Glaucoma is a disease that damages the optic nerve fibers at the back of the eye that connect retinal cells to the brain for vision to occur. This damage leads to a loss of peripheral vision in the early stages and complete blindness can occur if the glaucoma is advanced or inadequately treated.
We perform glaucoma evaluation and surgical treatment at our clinic. Read on to learn about how glaucoma is diagnosed and managed.
Glaucoma Evaluation and Diagnosis
You might know that high internal eye pressure, called intraocular pressure (IOP), is associated with glaucoma. While it is true that lowering IOP is the only way to treat glaucoma and limit its progression, the disease can exist and progress even in normal IOP ranges.
Therefore, screening for glaucoma requires more than just IOP measurement. We must also perform tests to determine a patient’s peripheral vision, which involves pushing a button anytime one sees a flicker or light in their visual field.
In addition, the back of the eye and the fluid drainage system of the eye must be carefully evaluated for pathology and long term changes. Highly detailed scans of the nerve fibers at the back of the eye are extremely useful for tracking loss of tissue thickness over time, which is how glaucoma progresses.
Overall then, just because one has high eye pressure this does not mean that they have glaucoma, and vice versa. However, if several risk factors and signs of glaucoma are present and repeatable over time, the diagnosis of glaucoma is made and treatment is initiated.
Glaucoma Treatment
Treatment options for glaucoma include eye drop or oral medications, laser procedures, and surgeries. Mild-moderate cases are usually treated with medications or laser, while surgery is reserved for more advanced and progressive cases.
Laser procedures are quick and effective, and involve either applying laser to the drainage system of the eye to directly increase fluid outflow and lower IOP (called selective laser trabeculoplasty, or SLT) or shooting a hole in the colored iris of the eye to open up the way to the drainage area (called laser peripheral iridotomy, or LPI).
The IOP lowering effects of SLT last for up to five years and the procedure can be repeated, but with diminishing effects for each repetition.
Topical glaucoma medications come in several classes dosed at one to three drops a day in each eye. They are quite effective at lowering IOP but can sometimes cause adverse eye reactions, such as contributing to dry eyes.
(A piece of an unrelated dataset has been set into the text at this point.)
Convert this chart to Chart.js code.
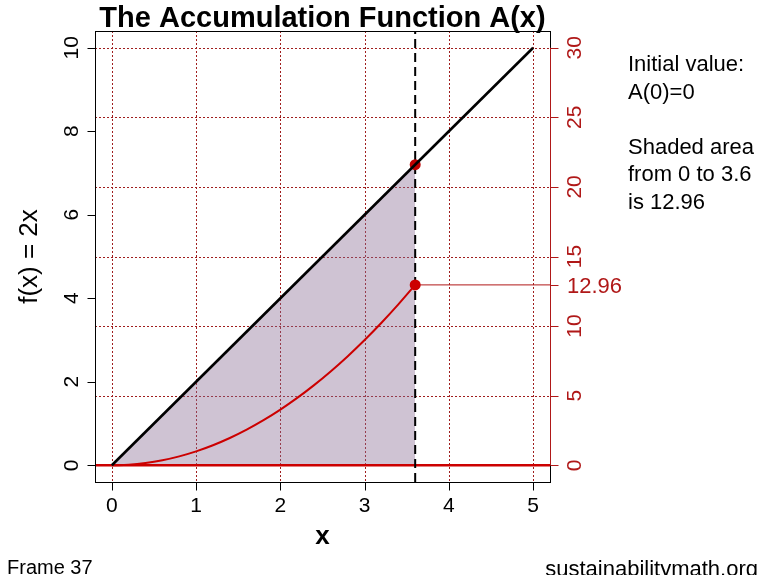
<!DOCTYPE html>
<html>
<head>
<meta charset="utf-8">
<script src="https://cdn.jsdelivr.net/npm/chart.js@4/dist/chart.umd.min.js"></script>
<style>
html,body{margin:0;padding:0;background:#fff;}
#c{display:block;}
</style>
</head>
<body>
<canvas id="c" width="768" height="575"></canvas>
<script>
// ---- data ----
const xTicks = [0, 1, 2, 3, 4, 5];
const leftTicks = [0, 2, 4, 6, 8, 10];
const rightTicks = [0, 5, 10, 15, 20, 25, 30];
const fX = [0, 5];
const fY = [0, 10];
const aX = [0, 0.2, 0.4, 0.6, 0.8, 1.0, 1.2, 1.4, 1.6, 1.8, 2.0, 2.2, 2.4, 2.6, 2.8, 3.0, 3.2, 3.4, 3.6];
const aY = [0, 0.04, 0.16, 0.36, 0.64, 1.0, 1.44, 1.96, 2.56, 3.24, 4.0, 4.84, 5.76, 6.76, 7.84, 9.0, 10.24, 11.56, 12.96];
const shadeX = [0, 3.6];
const shadeY = [0, 7.2];
const markX = 3.6;
const markF = 7.2;
const markA = 12.96;
const markALabel = "12.96";
const titleText = "The Accumulation Function A(x)";
const yLabel = "f(x) = 2x";
const xLabel = "x";
const sideText = ["Initial value:", "A(0)=0", "", "Shaded area", "from 0 to 3.6", "is 12.96"];
const frameText = "Frame 37";
const siteText = "sustainabilitymath.org";

const X_MIN = -0.2, X_MAX = 5.2;
const YL_MIN = -0.4, YL_MAX = 10.4;
const YR_MIN = -1.2, YR_MAX = 31.2;

const RED = '#cc0000';
const DARKRED = '#b01818';
const GRID = 'rgb(160,30,30)';
const FONT = '"Liberation Sans", Arial, sans-serif';

function pts(xs, ys) { return xs.map((x, i) => ({x: x, y: ys[i]})); }

const overlay = {
  id: 'overlay',
  beforeDatasetsDraw(chart) {
    const ctx = chart.ctx, a = chart.chartArea;
    const sx = chart.scales.x, sr = chart.scales.y2;
    ctx.save();
    ctx.strokeStyle = GRID;
    ctx.lineWidth = 1;
    ctx.setLineDash([2, 2]);
    xTicks.forEach(v => {
      const px = Math.round(sx.getPixelForValue(v)) + 0.5;
      ctx.beginPath(); ctx.moveTo(px, a.top); ctx.lineTo(px, a.bottom); ctx.stroke();
    });
    rightTicks.forEach(v => {
      const py = Math.round(sr.getPixelForValue(v)) + 0.5;
      ctx.beginPath(); ctx.moveTo(a.left, py); ctx.lineTo(a.right, py); ctx.stroke();
    });
    ctx.restore();
  },
  afterDraw(chart) {
    const ctx = chart.ctx, a = chart.chartArea;
    const sx = chart.scales.x, sl = chart.scales.y, sr = chart.scales.y2;
    ctx.save();
    ctx.setLineDash([]);
    // box
    ctx.strokeStyle = '#000';
    ctx.lineWidth = 1;
    ctx.strokeRect(Math.round(a.left) + 0.5, Math.round(a.top) + 0.5,
                   Math.round(a.right - a.left), Math.round(a.bottom - a.top));
    // right axis line (red)
    const rx = Math.round(a.right) + 0.5;
    ctx.strokeStyle = DARKRED;
    ctx.beginPath();
    ctx.moveTo(rx, sr.getPixelForValue(rightTicks[rightTicks.length - 1]));
    ctx.lineTo(rx, sr.getPixelForValue(rightTicks[0]));
    ctx.stroke();
    const TL = 8;
    // left ticks
    ctx.strokeStyle = '#000';
    ctx.fillStyle = '#000';
    ctx.font = '21px ' + FONT;
    ctx.textAlign = 'center';
    ctx.textBaseline = 'alphabetic';
    const lx = Math.round(a.left) + 0.5;
    leftTicks.forEach(v => {
      const py = Math.round(sl.getPixelForValue(v)) + 0.5;
      ctx.beginPath(); ctx.moveTo(lx - TL, py); ctx.lineTo(lx, py); ctx.stroke();
      ctx.save();
      ctx.translate(78, sl.getPixelForValue(v));
      ctx.rotate(-Math.PI / 2);
      ctx.fillText(String(v), 0, 0);
      ctx.restore();
    });
    // bottom ticks
    const by = Math.round(a.bottom) + 0.5;
    xTicks.forEach(v => {
      const px = Math.round(sx.getPixelForValue(v)) + 0.5;
      ctx.beginPath(); ctx.moveTo(px, by); ctx.lineTo(px, by + TL); ctx.stroke();
      ctx.fillText(String(v), sx.getPixelForValue(v), 512);
    });
    // right ticks
    ctx.strokeStyle = DARKRED;
    ctx.fillStyle = DARKRED;
    rightTicks.forEach(v => {
      const py = Math.round(sr.getPixelForValue(v)) + 0.5;
      ctx.beginPath(); ctx.moveTo(rx, py); ctx.lineTo(rx + TL, py); ctx.stroke();
      ctx.save();
      ctx.translate(581, sr.getPixelForValue(v));
      ctx.rotate(-Math.PI / 2);
      ctx.fillText(String(v), 0, 0);
      ctx.restore();
    });
    // 12.96 tick and label
    const my = Math.round(sr.getPixelForValue(markA)) + 0.5;
    ctx.beginPath(); ctx.moveTo(rx, my); ctx.lineTo(rx + TL, my); ctx.stroke();
    ctx.font = '22px ' + FONT;
    ctx.textAlign = 'left';
    ctx.textBaseline = 'middle';
    ctx.fillText(markALabel, 567, sr.getPixelForValue(markA) + 2);
    // title
    ctx.fillStyle = '#000';
    ctx.font = 'bold 29px ' + FONT;
    ctx.textAlign = 'center';
    ctx.textBaseline = 'alphabetic';
    ctx.fillText(titleText, (a.left + a.right) / 2, 27);
    // x label
    ctx.font = 'bold 26px ' + FONT;
    ctx.fillText(xLabel, (a.left + a.right) / 2, 544);
    // y label
    ctx.font = '26px ' + FONT;
    ctx.save();
    ctx.translate(37, (a.top + a.bottom) / 2);
    ctx.rotate(-Math.PI / 2);
    ctx.fillText(yLabel, 0, 0);
    ctx.restore();
    // side text
    ctx.font = '22px ' + FONT;
    ctx.textAlign = 'left';
    sideText.forEach((t, i) => {
      if (t) ctx.fillText(t, 628, 71 + i * 27.6);
    });
    // footers
    ctx.font = '20px ' + FONT;
    ctx.fillText(frameText, 7, 574);
    ctx.font = '22px ' + FONT;
    ctx.textAlign = 'right';
    ctx.fillText(siteText, 758, 576);
    ctx.restore();
  }
};

new Chart(document.getElementById('c'), {
  type: 'scatter',
  data: {
    datasets: [
      {
        label: 'f(x)', data: pts(fX, fY), yAxisID: 'y', showLine: true,
        borderColor: '#000', borderWidth: 2.6, pointRadius: 0, fill: false, order: 0
      },
      {
        label: 'pointF', data: [{x: markX, y: markF}], yAxisID: 'y',
        pointRadius: 5.5, pointBackgroundColor: '#c00000', pointBorderColor: '#c00000',
        borderWidth: 0, order: 1
      },
      {
        label: 'pointA', data: [{x: markX, y: markA}], yAxisID: 'y2',
        pointRadius: 5.5, pointBackgroundColor: '#cc0000', pointBorderColor: '#cc0000',
        borderWidth: 0, order: 1
      },
      {
        label: 'dash', data: [{x: markX, y: YL_MIN}, {x: markX, y: YL_MAX}], yAxisID: 'y',
        showLine: true, borderColor: '#000', borderWidth: 2, borderDash: [9, 5],
        pointRadius: 0, fill: false, order: 2
      },
      {
        label: 'A(x)', data: pts(aX, aY), yAxisID: 'y2', showLine: true,
        borderColor: RED, borderWidth: 2, pointRadius: 0, fill: false,
        cubicInterpolationMode: 'monotone', order: 3
      },
      {
        label: 'hline', data: [{x: markX, y: markA}, {x: X_MAX, y: markA}], yAxisID: 'y2',
        showLine: true, borderColor: DARKRED, borderWidth: 1, pointRadius: 0, fill: false, order: 4
      },
      {
        label: 'zero', data: [{x: X_MIN, y: 0}, {x: X_MAX, y: 0}], yAxisID: 'y',
        showLine: true, borderColor: RED, borderWidth: 2.5, pointRadius: 0, fill: false, order: 5
      },
      {
        label: 'shade', data: pts(shadeX, shadeY), yAxisID: 'y', showLine: true,
        borderWidth: 0, borderColor: 'rgba(0,0,0,0)', backgroundColor: 'rgba(135,105,145,0.4)',
        pointRadius: 0, fill: 'origin', order: 6
      }
    ]
  },
  options: {
    responsive: false,
    animation: false,
    events: [],
    layout: {padding: {top: 31, left: 0, right: 0, bottom: 0}},
    plugins: {legend: {display: false}, title: {display: false}, tooltip: {enabled: false}},
    scales: {
      x: {
        type: 'linear', position: 'bottom', min: X_MIN, max: X_MAX,
        afterBuildTicks: s => { s.ticks = xTicks.map(v => ({value: v})); },
        afterFit: s => { s.height = 93; },
        ticks: {display: false}, grid: {display: false}, border: {display: false}
      },
      y: {
        type: 'linear', position: 'left', min: YL_MIN, max: YL_MAX,
        afterBuildTicks: s => { s.ticks = leftTicks.map(v => ({value: v})); },
        afterFit: s => { s.width = 95; },
        ticks: {display: false}, grid: {display: false}, border: {display: false}
      },
      y2: {
        type: 'linear', position: 'right', min: YR_MIN, max: YR_MAX,
        afterBuildTicks: s => { s.ticks = rightTicks.map(v => ({value: v})); },
        afterFit: s => { s.width = 218; },
        ticks: {display: false}, grid: {display: false}, border: {display: false}
      }
    }
  },
  plugins: [overlay]
});
</script>
</body>
</html>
Minimally Invasive Glaucoma Surgery
Minimally Invasive Glaucoma Surgery, abbreviated as MIGS, are procedures designed to provide significant decreases in IOP while prioritizing safety and lower complication rates than traditional glaucoma surgeries. These involve extremely tiny and delicate surgical equipment, incisions, and laser procedures.
Some procedures involve the insertion of tiny tube shunts into the drainage system of the eye that act to augment drainage of intraocular fluid to the outside of the eye just below its outer surface.
There are also delicate procedures to cut and open or bypass the eye’s drainage system to increase fluid outflow and lower IOP.